**What is asked**
Exactly the lines from the one with "Clone this chart in matplotlib." through the one with "plt.rcParams['font.family'] = ['Liberation" should be returned, both ends included and nothing else. Omit any pictures.

BEGIN Extracted information

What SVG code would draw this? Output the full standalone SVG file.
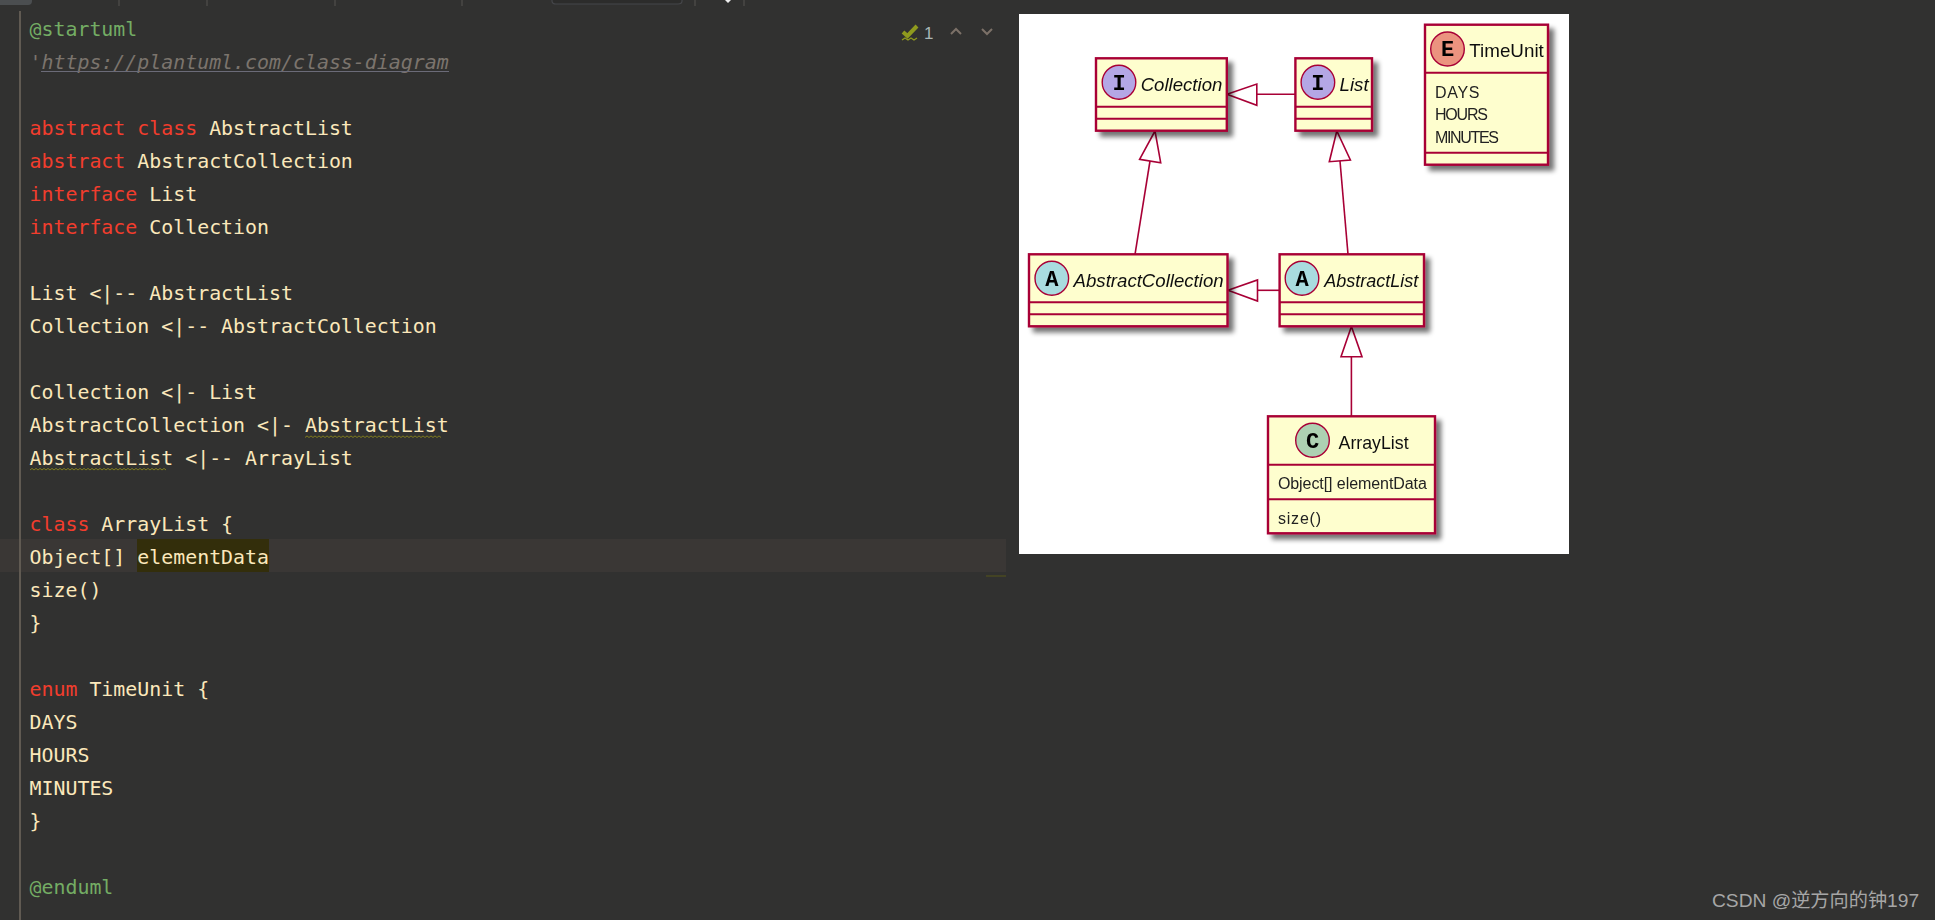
<svg xmlns="http://www.w3.org/2000/svg" width="1935" height="920" viewBox="0 0 1935 920">
<style>
.code{font-family:"DejaVu Sans Mono","Liberation Mono",monospace;font-size:19.9px;fill:#fbe8bb;white-space:pre}
.kw{fill:#f23d2d}
.ann{fill:#74ad64}
.cm{fill:#7b746d;font-style:italic}
.box{fill:#FEFECE;stroke:#A80036;stroke-width:2.4}
.sep{stroke:#A80036;stroke-width:1.9;fill:none}
.edge{stroke:#A80036;stroke-width:1.6;fill:none}
.head{stroke:#A80036;stroke-width:1.6;fill:#fff}
.ic{stroke:#A80036;stroke-width:1.4}
.name{font-family:"Liberation Sans",Arial,sans-serif;font-size:18.6px;fill:#111}
.it{font-style:italic}
.mem{font-family:"Liberation Sans",Arial,sans-serif;font-size:16px;fill:#222}
.let{font-family:"Liberation Mono","Courier New",monospace;font-weight:bold;font-size:22px;fill:#000;text-anchor:middle}
.wave{fill:none;stroke:#7f7c1e;stroke-width:1}
</style>
<defs>
<filter id="shadow" x="-15%" y="-15%" width="135%" height="135%">
<feGaussianBlur in="SourceAlpha" stdDeviation="2.6"/>
<feOffset dx="5" dy="5"/>
<feComponentTransfer><feFuncA type="linear" slope="0.55"/></feComponentTransfer>
<feMerge><feMergeNode/><feMergeNode in="SourceGraphic"/></feMerge>
</filter>
<filter id="soft" filterUnits="userSpaceOnUse" x="1019" y="14" width="550" height="540"><feGaussianBlur stdDeviation="0.6"/></filter>
<path id="w" d="M0 0l2 -1.6 2 1.6 2 -1.6 2 1.6 2 -1.6 2 1.6 2 -1.6 2 1.6 2 -1.6 2 1.6 2 -1.6 2 1.6 2 -1.6 2 1.6 2 -1.6 2 1.6 2 -1.6 2 1.6 2 -1.6 2 1.6 2 -1.6 2 1.6 2 -1.6 2 1.6 2 -1.6 2 1.6 2 -1.6 2 1.6 2 -1.6 2 1.6 2 -1.6 2 1.6 2 -1.6 2 1.6 2 -1.6 2 1.6 2 -1.6 2 1.6 2 -1.6 2 1.6 2 -1.6 2 1.6 2 -1.6 2 1.6 2 -1.6 2 1.6 2 -1.6 2 1.6 2 -1.6 2 1.6 2 -1.6 2 1.6 2 -1.6 2 1.6 2 -1.6 2 1.6 2 -1.6 2 1.6 2 -1.6 2 1.6 2 -1.6 2 1.6 2 -1.6 2 1.6 2 -1.6 2 1.6 2 -1.6 2 1.6"/>
</defs>
<rect width="1935" height="920" fill="#313130"/>
<g id="editor-chrome">
<rect x="-4" y="-6" width="36" height="11" rx="4" fill="#4b4e50"/>
<path d="M119 0V6M207 0V6M335 0V6M462 0V6M695 0V6M744 0V6" stroke="#4a4845" stroke-width="1.5"/>
<path d="M552 -2V1Q552 4 556 4H678Q682 4 682 1V-2" fill="#2c2c2b" stroke="#45464a" stroke-width="1.2"/>
<path d="M725 0H731L728 3Z" fill="#eee"/>
<rect x="0" y="539" width="1006" height="33" fill="#3a3735"/>
<rect x="137" y="539" width="132" height="33" fill="#332e0b"/>
<rect x="19" y="11" width="2" height="909" fill="#605a52"/>
<path d="M986 576H1006" stroke="#4a4a20" stroke-width="1.5"/>
<path d="M903 32L907.5 36L917 26" fill="none" stroke="#8f9a1e" stroke-width="4"/>
<path d="M902 40L905 38L908 40L911 38L914 40L917 38" fill="none" stroke="#8f9a1e" stroke-width="1.3"/>
<text x="924" y="39" font-family="'Liberation Sans',sans-serif" font-size="17" fill="#a9b7b6">1</text>
<path d="M951 34L956 29L961 34M982 29L987 34L992 29" fill="none" stroke="#7c7168" stroke-width="2"/>
</g>
<g id="code">
<text class="code ann" x="29.5" y="36">@startuml</text>
<text class="code cm" x="29.5" y="69">'https://plantuml.com/class-diagram</text>
<path d="M41 71.5H449" stroke="#6b6b78" stroke-width="1.2"/>
<text class="code" x="29.5" y="135"><tspan class="kw">abstract class</tspan> AbstractList</text>
<text class="code" x="29.5" y="168"><tspan class="kw">abstract</tspan> AbstractCollection</text>
<text class="code" x="29.5" y="201"><tspan class="kw">interface</tspan> List</text>
<text class="code" x="29.5" y="234"><tspan class="kw">interface</tspan> Collection</text>
<text class="code" x="29.5" y="300">List &lt;|-- AbstractList</text>
<text class="code" x="29.5" y="333">Collection &lt;|-- AbstractCollection</text>
<text class="code" x="29.5" y="399">Collection &lt;|- List</text>
<text class="code" x="29.5" y="432">AbstractCollection &lt;|- AbstractList</text>
<text class="code" x="29.5" y="465">AbstractList &lt;|-- ArrayList</text>
<use href="#w" class="wave" x="305" y="437.5"/>
<use href="#w" class="wave" x="30" y="470"/>
<text class="code" x="29.5" y="531"><tspan class="kw">class</tspan> ArrayList {</text>
<text class="code" x="29.5" y="564">Object[] elementData</text>
<text class="code" x="29.5" y="597">size()</text>
<text class="code" x="29.5" y="630">}</text>
<text class="code" x="29.5" y="696"><tspan class="kw">enum</tspan> TimeUnit {</text>
<text class="code" x="29.5" y="729">DAYS</text>
<text class="code" x="29.5" y="762">HOURS</text>
<text class="code" x="29.5" y="795">MINUTES</text>
<text class="code" x="29.5" y="828">}</text>
<text class="code ann" x="29.5" y="894">@enduml</text>
</g>
<rect x="1019" y="14" width="550" height="540" fill="#fff"/>
<g filter="url(#soft)">
<g id="connectors">
<path class="edge" d="M1295.4 94.3H1256.8"/>
<path class="head" d="M1227 94.3L1256.8 84V105.3Z"/>
<path class="edge" d="M1280 290.3H1257.5"/>
<path class="head" d="M1228 290.3L1257.5 280V301Z"/>
<path class="edge" d="M1150 161L1135 254.3"/>
<path class="head" d="M1155 131L1139.6 159.3L1160.7 162.7Z"/>
<path class="edge" d="M1340 161L1348 254.3"/>
<path class="head" d="M1336.8 131L1329.3 161.7L1350.4 160Z"/>
<path class="edge" d="M1351.4 356.7V416.3"/>
<path class="head" d="M1351.4 326.5L1341 356.7H1362Z"/>
</g>
<g id="Collection">
<rect class="box" x="1096" y="58.3" width="130.8" height="72.4" filter="url(#shadow)"/>
<path class="sep" d="M1096 106.7H1226.8M1096 118.7H1226.8"/>
<ellipse class="ic" cx="1119" cy="82.3" rx="16.8" ry="17" fill="#B4A7E5"/>
<text class="let" x="1119" y="89.5">I</text>
<text class="name it" x="1140.7" y="91">Collection</text>
</g>
<g id="List">
<rect class="box" x="1295.4" y="58.3" width="76.6" height="72.4" filter="url(#shadow)"/>
<path class="sep" d="M1295.4 106.7H1372M1295.4 118.7H1372"/>
<ellipse class="ic" cx="1317.9" cy="82.3" rx="16.8" ry="17" fill="#B4A7E5"/>
<text class="let" x="1317.9" y="89.5">I</text>
<text class="name it" x="1339.6" y="91" textLength="29" lengthAdjust="spacingAndGlyphs">List</text>
</g>
<g id="TimeUnit">
<rect class="box" x="1425" y="24.7" width="123" height="140" filter="url(#shadow)"/>
<path class="sep" d="M1425 72.7H1548M1425 152.7H1548"/>
<ellipse class="ic" cx="1447.5" cy="49" rx="16.8" ry="17" fill="#EB937F"/>
<text class="let" x="1447.5" y="56">E</text>
<text class="name" x="1469.3" y="57.3" textLength="74.5" lengthAdjust="spacingAndGlyphs">TimeUnit</text>
<text class="mem" x="1435" y="97.7" textLength="44.5">DAYS</text>
<text class="mem" x="1435" y="120.3" textLength="53">HOURS</text>
<text class="mem" x="1435" y="143" textLength="64">MINUTES</text>
</g>
<g id="AbstractCollection">
<rect class="box" x="1029" y="254.3" width="198.5" height="72" filter="url(#shadow)"/>
<path class="sep" d="M1029 302.3H1227.5M1029 314.3H1227.5"/>
<ellipse class="ic" cx="1051.8" cy="278.3" rx="16.8" ry="17" fill="#A9DCDF"/>
<text class="let" x="1051.8" y="285.5">A</text>
<text class="name it" x="1073.6" y="287" textLength="150" lengthAdjust="spacingAndGlyphs">AbstractCollection</text>
</g>
<g id="AbstractList">
<rect class="box" x="1279.6" y="254.3" width="144.4" height="72" filter="url(#shadow)"/>
<path class="sep" d="M1279.6 302.3H1424M1279.6 314.3H1424"/>
<ellipse class="ic" cx="1302" cy="278.3" rx="16.8" ry="17" fill="#A9DCDF"/>
<text class="let" x="1302" y="285.5">A</text>
<text class="name it" x="1324.3" y="287" textLength="94" lengthAdjust="spacingAndGlyphs">AbstractList</text>
</g>
<g id="ArrayList">
<rect class="box" x="1268" y="416.3" width="167" height="117" filter="url(#shadow)"/>
<path class="sep" d="M1268 464.7H1435M1268 499.3H1435"/>
<ellipse class="ic" cx="1312.5" cy="440.3" rx="16.8" ry="17" fill="#ADD1B2"/>
<text class="let" x="1312.5" y="447.5">C</text>
<text class="name" x="1338.6" y="448.7" textLength="70" lengthAdjust="spacingAndGlyphs">ArrayList</text>
<text class="mem" x="1277.9" y="489.3" textLength="149">Object[] elementData</text>
<text class="mem" x="1278" y="524" textLength="43">size()</text>
</g>
</g>
<text id="watermark" x="1712" y="906.7" font-family="'Liberation Sans','Noto Sans CJK SC',sans-serif" font-size="19.2" fill="#a6a6a6">CSDN @逆方向的钟197</text>
</svg>
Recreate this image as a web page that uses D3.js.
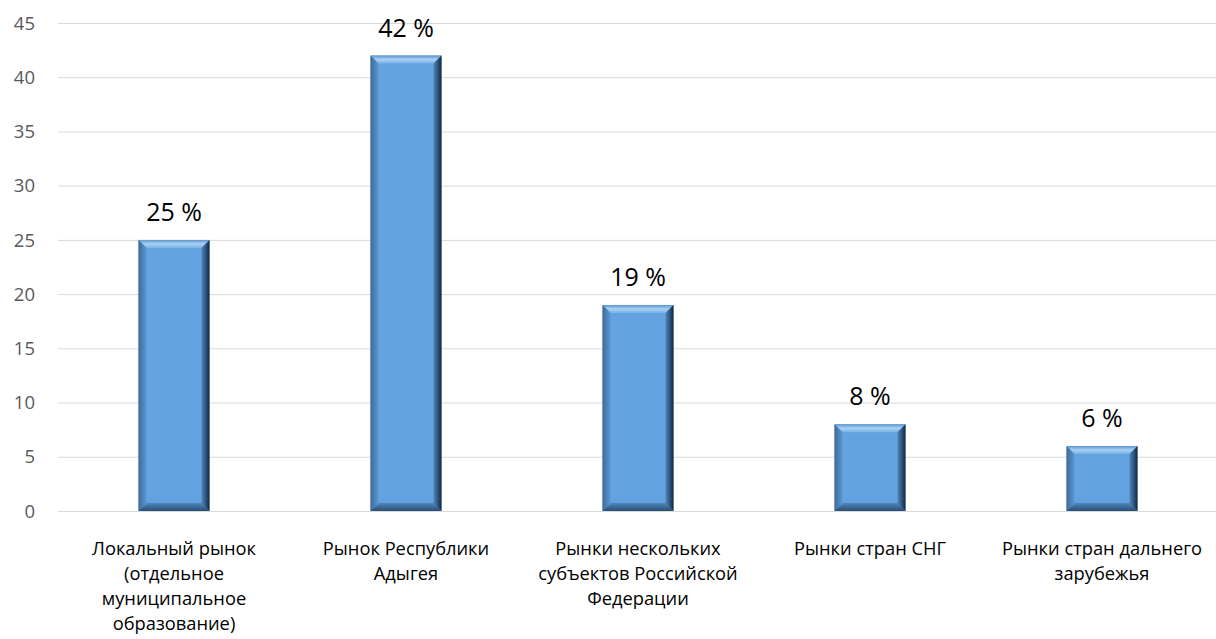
<!DOCTYPE html>
<html><head><meta charset="utf-8">
<script src="https://cdn.jsdelivr.net/npm/d3@7"></script>
<style>body{margin:0;background:#fff;}svg{display:block;font-family:"Open Sans",Lato,sans-serif;}</style>
</head><body>
<script>
const categories = [
  ["Локальный рынок","(отдельное","муниципальное","образование)"],
  ["Рынок Республики","Адыгея"],
  ["Рынки нескольких","субъектов Российской","Федерации"],
  ["Рынки стран СНГ"],
  ["Рынки стран дальнего","зарубежья"]
];
const values = [25, 42, 19, 8, 6];
const valueLabels = ["25 %","42 %","19 %","8 %","6 %"];
const yTicks = [0,5,10,15,20,25,30,35,40,45];

const W=1216,H=639;
const svg=d3.select("body").append("svg").attr("width",W).attr("height",H);
const x=d3.scaleBand().domain(d3.range(values.length)).range([58,1218]).paddingInner(0.694).paddingOuter(0.347);
const y=d3.scaleLinear().domain([0,45]).range([511,23]);

svg.append("g").selectAll("line").data(yTicks).join("line")
  .attr("x1",58).attr("x2",1216).attr("y1",d=>y(d)+0.5).attr("y2",d=>y(d)+0.5)
  .attr("stroke","#d9d9d9").attr("stroke-width",1);

svg.append("g").selectAll("text").data(yTicks).join("text")
  .attr("x",35).attr("y",d=>y(d)).attr("dy","0.36em").attr("text-anchor","end")
  .attr("font-size",18.5).attr("fill","#595959").text(d=>d);

const defs=svg.append("defs");
function lg(id,x1,y1,x2,y2,stops){const g=defs.append("linearGradient").attr("id",id).attr("x1",x1).attr("y1",y1).attr("x2",x2).attr("y2",y2);stops.forEach(s=>g.append("stop").attr("offset",s[0]).attr("stop-color",s[1]));}
lg("gTop",0,0,0,1,[[0,"#5a95cf"],[0.5,"#a9d0f3"],[1,"#78b2e8"]]);
lg("gBot",0,0,0,1,[[0,"#4f86bd"],[1,"#2a4d72"]]);
lg("gLeft",0,0,1,0,[[0,"#3d6a98"],[1,"#5b97d2"]]);
lg("gRight",0,0,1,0,[[0,"#4f86bd"],[0.6,"#2b4f75"],[1,"#13263a"]]);

const b=8;
const bars=svg.append("g").selectAll("g").data(values).join("g");
bars.each(function(v,i){
  const g=d3.select(this);
  const x0=x(i),x1=x(i)+x.bandwidth(),y0=y(v),y1=y(0);
  g.append("rect").attr("x",x0).attr("y",y0).attr("width",x1-x0).attr("height",y1-y0).attr("fill","#62a2e0");
  const bb=Math.min(b,(y1-y0)/2);
  g.append("polygon").attr("points",[[x0,y0],[x1,y0],[x1-b,y0+bb],[x0+b,y0+bb]].join(" ")).attr("fill","url(#gTop)");
  g.append("polygon").attr("points",[[x0,y1],[x1,y1],[x1-b,y1-bb],[x0+b,y1-bb]].join(" ")).attr("fill","url(#gBot)");
  g.append("polygon").attr("points",[[x0,y0],[x0+b,y0+bb],[x0+b,y1-bb],[x0,y1]].join(" ")).attr("fill","url(#gLeft)");
  g.append("polygon").attr("points",[[x1,y0],[x1-b,y0+bb],[x1-b,y1-bb],[x1,y1]].join(" ")).attr("fill","url(#gRight)");
});

svg.append("g").selectAll("text").data(values).join("text")
  .attr("x",(d,i)=>x(i)+x.bandwidth()/2).attr("y",d=>y(d)-19)
  .attr("text-anchor","middle").attr("font-size",25).attr("fill","#000").text((d,i)=>valueLabels[i]);

const cg=svg.append("g").selectAll("g").data(categories).join("g");
cg.each(function(lines,i){
  d3.select(this).selectAll("text").data(lines).join("text")
    .attr("x",x(i)+x.bandwidth()/2).attr("y",(d,j)=>555+j*25)
    .attr("text-anchor","middle").attr("font-size",18.3).attr("fill","#000").text(d=>d);
});
</script>
</body></html>
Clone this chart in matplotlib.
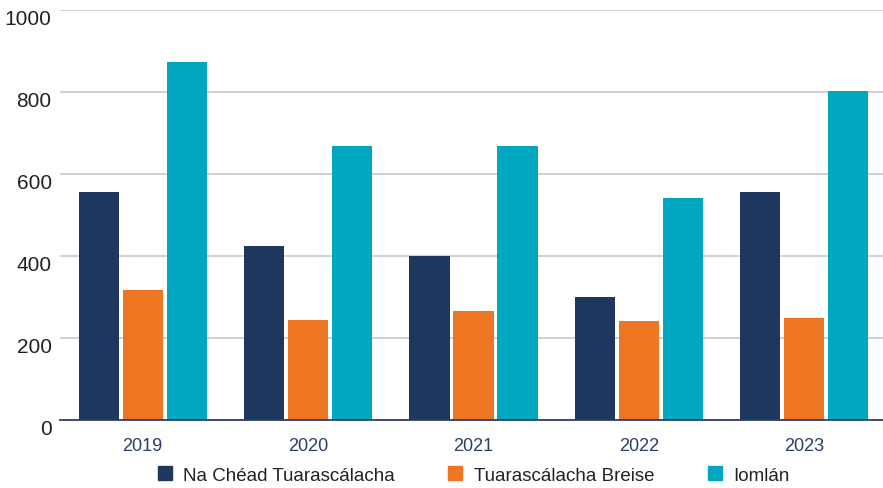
import matplotlib
matplotlib.use("Agg")
import matplotlib.pyplot as plt
import matplotlib.transforms as mtransforms
from matplotlib.lines import Line2D
import numpy as np

plt.rcParams['font.family'] = ['Liberation Sans', 'DejaVu Sans']

years = ["2019", "2020", "2021", "2022", "2023"]
series_names = ["Na Chéad Tuarascálacha", "Tuarascálacha Breise", "Iomlán"]
first_reports = [556, 424, 400, 300, 554]
further_reports = [315, 244, 266, 241, 249]
total = [873, 668, 668, 541, 802]

colors = ["#1f365f", "#ee7623", "#00a8bf"]
grid_color = "#cdcad8"
axis_color = "#2b3f6b"

fig = plt.figure(figsize=(8.83, 4.89), dpi=100)
ax = fig.add_axes([60 / 883, 68.4 / 489, 827 / 883, 410 / 489])

x = np.arange(len(years))
bar_w = 0.242
step = 0.266
for i, (vals, col) in enumerate(zip([first_reports, further_reports, total], colors)):
    ax.bar(x + (i - 1) * step, vals, width=bar_w, color=col, zorder=3, label=series_names[i])

ax.set_xlim(-0.5, len(years) - 0.5)
ax.set_ylim(0, 1000)
ax.set_yticks(range(0, 1001, 200))
ax.set_xticks(x)
ax.set_xticklabels(years)

ax.yaxis.grid(True, color=grid_color, linewidth=1.3, zorder=0)
ax.xaxis.grid(False)
for s in ["top", "right", "left"]:
    ax.spines[s].set_visible(False)
ax.spines["bottom"].set_color(axis_color)
ax.spines["bottom"].set_linewidth(1.3)
ax.spines["bottom"].set_zorder(4)

ax.tick_params(axis="y", length=0, pad=6, labelsize=15, labelcolor="#222222")
ax.tick_params(axis="x", length=0, pad=12.5, labelsize=13, labelcolor=axis_color)

# y labels sit a little below their gridlines
offset = mtransforms.ScaledTranslation(0, -7 / 100, fig.dpi_scale_trans)
for lab in ax.get_yticklabels():
    lab.set_transform(lab.get_transform() + offset)

handles = [Line2D([], [], marker="s", linestyle="none", markersize=9.4, color=c) for c in colors]
fig.legend(handles, series_names, loc="center", bbox_to_anchor=(472.5 / 883, 1 - 476 / 489),
           ncol=3, frameon=False, fontsize=13.5, handletextpad=0.5, columnspacing=2.7,
           handlelength=1.0, labelcolor="#222222")

fig.savefig("out.png", dpi=100)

END Extracted information

**Result**
Clone this chart in matplotlib.
import matplotlib
matplotlib.use("Agg")
import matplotlib.pyplot as plt
import matplotlib.transforms as mtransforms
from matplotlib.lines import Line2D
import numpy as np

plt.rcParams['font.family'] = ['Liberation Sans', 'DejaVu Sans']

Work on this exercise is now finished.